After decades of interest groups aggressively asserting their “rights,” often gained only at the expense of others, our political culture is starting to take notice of the notion of “civility.” The left identifies the word with a plea that greater respect be given politicians and their programs, while the right demands more civility as a means of reining in individuality and freedom of expression in new modes of technology, like the Internet. Both perspectives overlook an older and more robust notion of civility that does not force a choice between individuality and the community. It is the classically liberal idea of civility as a concern for the interests of “private” authority and order, such as the family, religious institutions, clubs and community organizations, and the market economy itself. It is this notion of civility—its meaning, history, and application to our current political and cultural setting—that is so brilliantly explored in this collection of essays by sociologist Edward Shils.

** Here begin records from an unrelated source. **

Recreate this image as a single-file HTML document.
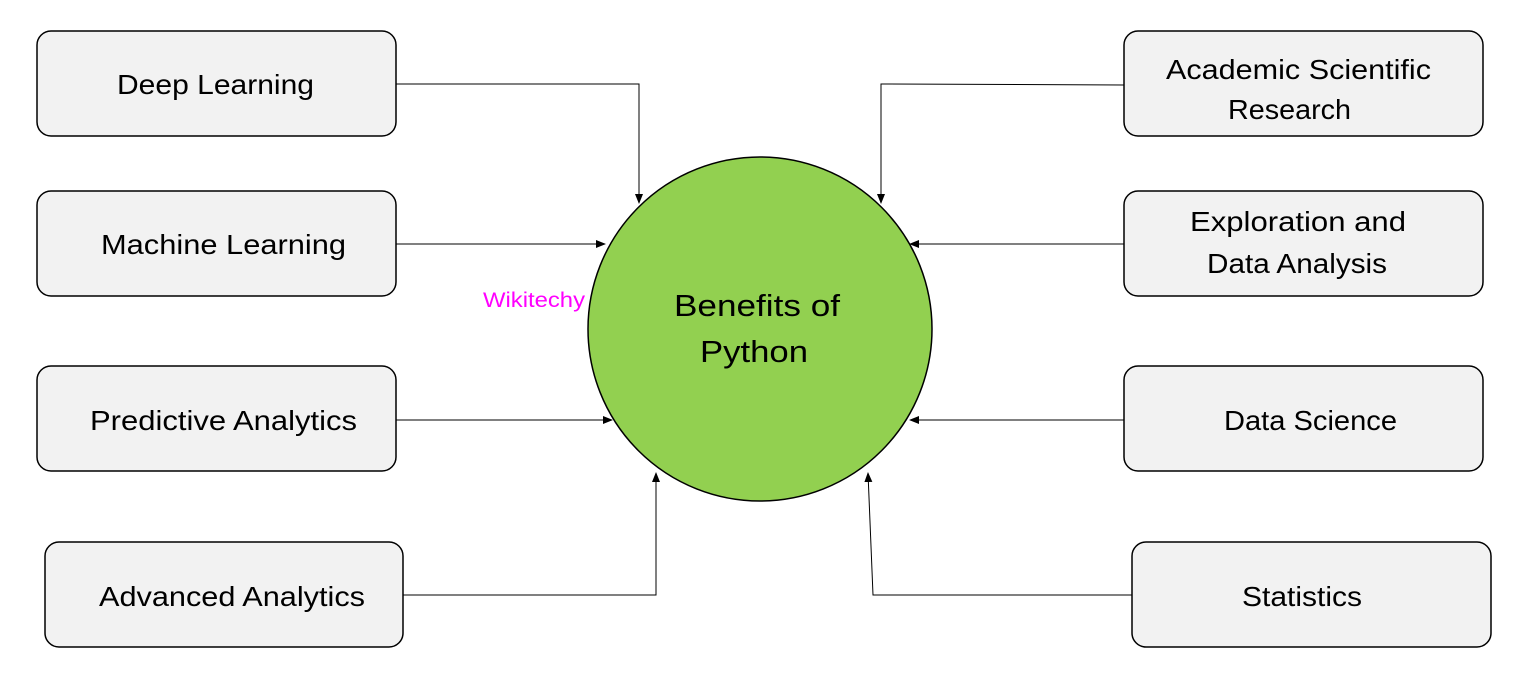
<!DOCTYPE html>
<html><head><meta charset="utf-8"><style>
html,body{margin:0;padding:0;background:#fff;}
body{width:1526px;height:679px;position:relative;overflow:hidden;font-family:"Liberation Sans",sans-serif;}
</style></head><body>
<svg width="1526" height="679" viewBox="0 0 1526 679" xmlns="http://www.w3.org/2000/svg" style="position:absolute;left:0;top:0">
<defs><marker id="a" markerWidth="10" markerHeight="10" refX="9" refY="5" orient="auto" markerUnits="userSpaceOnUse"><path d="M0,1 L10,5 L0,9 Z" fill="#000"/></marker></defs>
<g fill="#f2f2f2" stroke="#000" stroke-width="1.5">
<rect x="37" y="31" width="359" height="105" rx="14"/>
<rect x="37" y="191" width="359" height="105" rx="14"/>
<rect x="37" y="366" width="359" height="105" rx="14"/>
<rect x="45" y="542" width="358" height="105" rx="14"/>
<rect x="1124" y="31" width="359" height="105" rx="14"/>
<rect x="1124" y="191" width="359" height="105" rx="14"/>
<rect x="1124" y="366" width="359" height="105" rx="14"/>
<rect x="1132" y="542" width="359" height="105" rx="14"/>
</g>
<circle cx="760" cy="329" r="172" fill="#92d050" stroke="#000" stroke-width="1.5"/>
<g fill="none" stroke="#000" stroke-width="1" marker-end="url(#a)">
<polyline points="396,84 639,84 639,203"/>
<polyline points="396,244 605,244"/>
<polyline points="396,420 612,420"/>
<polyline points="403,595 656,595 656,473"/>
<polyline points="1124,85 881,84 881,203"/>
<polyline points="1124,244 910,244"/>
<polyline points="1124,420 910,420"/>
<polyline points="1132,595 873,595 868,473"/>
</g>
<g font-family="Liberation Sans, sans-serif" font-size="28" fill="#000" lengthAdjust="spacingAndGlyphs">
<text x="117" y="94" textLength="197" lengthAdjust="spacingAndGlyphs">Deep Learning</text>
<text x="101" y="254" textLength="245" lengthAdjust="spacingAndGlyphs">Machine Learning</text>
<text x="90" y="430" textLength="267" lengthAdjust="spacingAndGlyphs">Predictive Analytics</text>
<text x="99" y="606" textLength="266" lengthAdjust="spacingAndGlyphs">Advanced Analytics</text>
<text x="1166" y="79" textLength="265" lengthAdjust="spacingAndGlyphs">Academic Scientific</text>
<text x="1228" y="119" textLength="123" lengthAdjust="spacingAndGlyphs">Research</text>
<text x="1190" y="231" textLength="216" lengthAdjust="spacingAndGlyphs">Exploration and</text>
<text x="1207" y="273" textLength="180" lengthAdjust="spacingAndGlyphs">Data Analysis</text>
<text x="1224" y="430" textLength="173" lengthAdjust="spacingAndGlyphs">Data Science</text>
<text x="1242" y="606" textLength="120" lengthAdjust="spacingAndGlyphs">Statistics</text>
<text x="674" y="316" font-size="31" textLength="166" lengthAdjust="spacingAndGlyphs">Benefits of</text>
<text x="700" y="362" font-size="31" textLength="108" lengthAdjust="spacingAndGlyphs">Python</text>
</g>
<text x="483" y="307" font-family="Liberation Sans, sans-serif" font-size="21" fill="#ff00ff" textLength="102" lengthAdjust="spacingAndGlyphs">Wikitechy</text>
</svg>
</body></html>
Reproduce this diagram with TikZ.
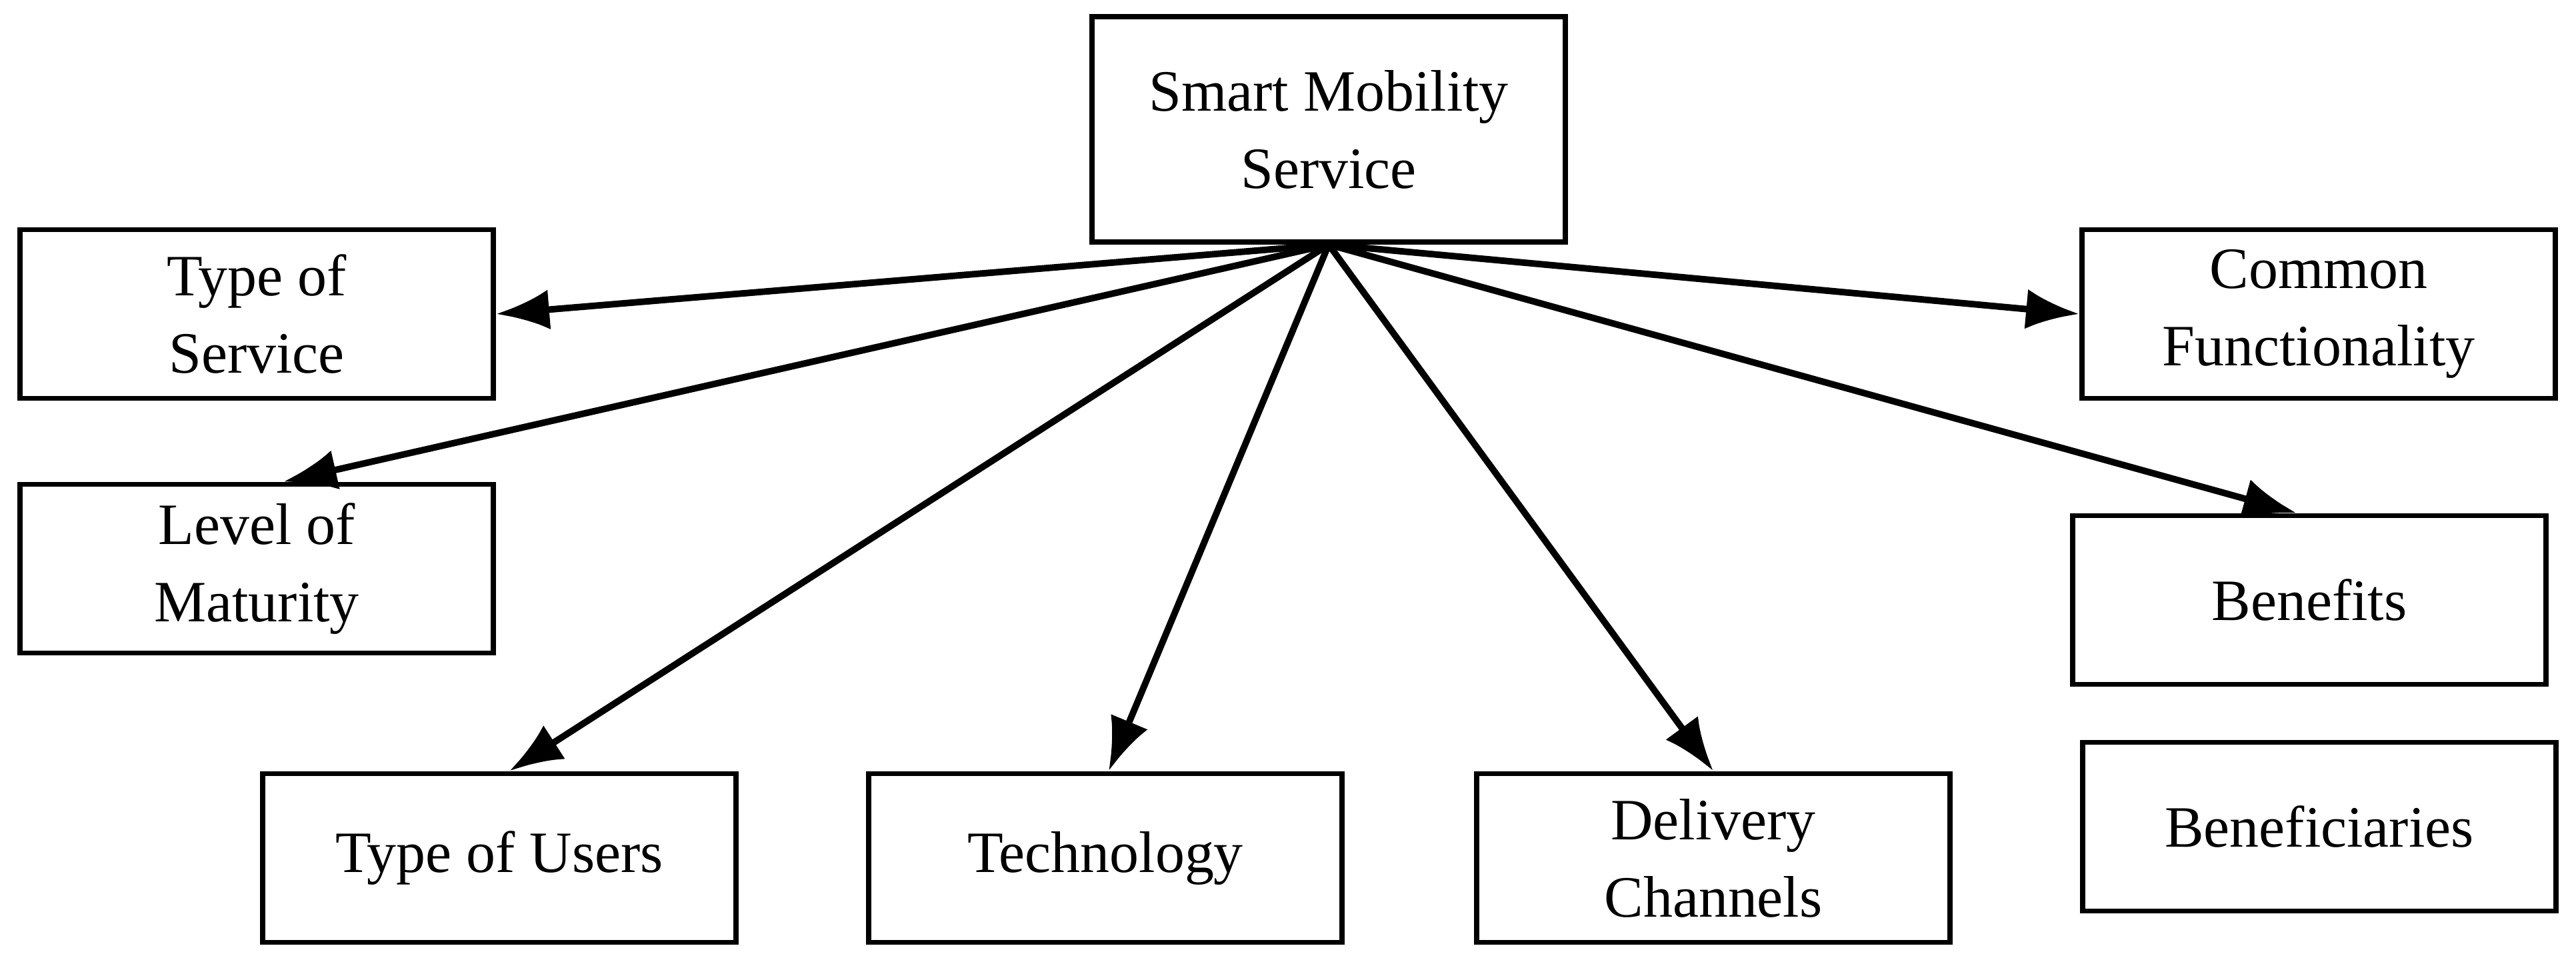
\documentclass[tikz,border=0pt]{standalone}
\usepackage{fontspec}
\setmainfont{Liberation Serif}
\usetikzlibrary{arrows.meta}
\tikzset{
	box/.style={draw, line width=2.2pt, minimum width=7.1cm, minimum height=2.53cm,
		align=center, font=\fontsize{25}{33}\selectfont},
	link/.style={line width=2.8pt, -{Latex[length=0.8cm, width=0.6cm]}}
}
\begin{document}
\begin{tikzpicture}
\useasboundingbox (0,0) rectangle (38.64,14.4);
\node[box, minimum height=3.38cm] (sms) at (19.93,12.46) {Smart Mobility\\Service};
\node[box] (tos) at (3.85,9.69) {Type of\\Service};
\node[box] (lom) at (3.85,5.87) {Level of\\Maturity};
\node[box] (tou) at (7.49,1.53) {Type of Users};
\node[box] (tec) at (16.58,1.53) {Technology};
\node[box] (dch) at (25.70,1.53) {Delivery\\Channels};
\node[box] (cfn) at (34.78,9.69) {Common\\Functionality};
\node[box] (ben) at (34.64,5.40) {Benefits};
\node[box] (bfy) at (34.79,2.00) {Beneficiaries};
\foreach \t/\dx in {tou/0.15, tec/0.05, dch/0, ben/-0.19, lom/0.4}
	\draw[link] (sms.south) -- ([xshift=\dx cm]\t.north);
\draw[link] (sms.south) -- (tos.east);
\draw[link] (sms.south) -- (cfn.west);
\end{tikzpicture}
\end{document}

The process of recapturing the classically liberal idea of civility and the common good began in 1989 with Michael Novak’s monumental treatise, Free Persons and the Common Good. While Novak presented the intellectual backdrop to an idea of the common good (a civic concern) that accords with liberty, Shils picks up the task of reconstructing the intellectual history of the decline of liberalism from the early part of this century and applying the older notion of civility to the contemporary political setting. From his survey, we learn that liberalism contains within itself what Shils calls antinomies, parallel truths that can never be fully reconciled.
Defense of the rights of individuals is central to the idea of liberty, but so is support for community attachment. Suspicion of power is crucial to maintaining liberty, but respect for law is a cornerstone of society. Love of certain traditions must be maintained in a liberal society, but detachment from them is a means of social progress. Shils argues that these antinomies within liberalism, among others, help explain how American liberals went from heralding market relationships and entrepreneurial opportunities to restricting them by means of state power.
Shils distinguishes two types of liberalism ascendant in this century, neither of which satisfy his plea for civil liberalism. The first is “autonomist” liberalism. The supporters of this view once appreciated the importance of a market economy, but when the notion of scientific social planning was introduced in the Progressive Era, they came to believe that science and reason could be used as a means of bringing about the social progress that was originally behind their support for the market economy. By the time of the New Deal, they had come full circle toward embracing central planning, while simultaneously holding that central planning posed no threat to political rights and freedom of expression. It was to this group that F. A. Hayek addressed his 1944 book, The Road to Serfdom. Shils provides a similar critique, combined with a trenchant analysis of how it is that autonomist liberals came to be cheerleaders for this century’s totalitarian regimes.
The second type is what Shils calls “philanthropic liberalism.” This stems from the humanitarian desire to uplift the downtrodden. It turns that desire into a first principle of government. Philanthropic liberalism came to support a massive cradle-to-grave welfare state, but once wedded to this new redistributionist apparatus, was unable to admit to the failure of welfare to accomplish its ends.
The casualty of both types of liberalism is the idea of liberty and an understanding of the civil cooperation that flows from voluntary association in a free society. It is this liberalism that Shils makes a strong plea for recapturing. In a setting of freedom, people cooperate to their mutual advantage and thereby reinforce civil modes of behavior. At the same time, as Shils makes clear, freedom needs a foundation in civil norms so that it may be protected. Thus, Shils doubts that civility can be recaptured through either use of public policy or through the untrammeled exercise of individual rights. What needs to be cultivated, through social institutions like the family and houses of worship, is a sense of civic virtue, that is, a consensus in favor of social norms like honesty, cooperativeness, concern for the welfare of others, and so on.
What emerges from Shils’s discussion is a rich social theory that present-day libertarians would do well to reflect upon, so that they might realize that freedom has never existed, much less thrived, in a moral vacuum. Shils does not believe that this vacuum can be filled by the state or its kept institutions, such as the modern university.
The task of restoring true liberalism remains an intellectual one above all. And for a task so worthy, we should be bold enough to add that the ultimate solution depends on our view of the ultimate place and dignity of the human person. Shils’s analysis does not take us quite so far, but it prepares the way.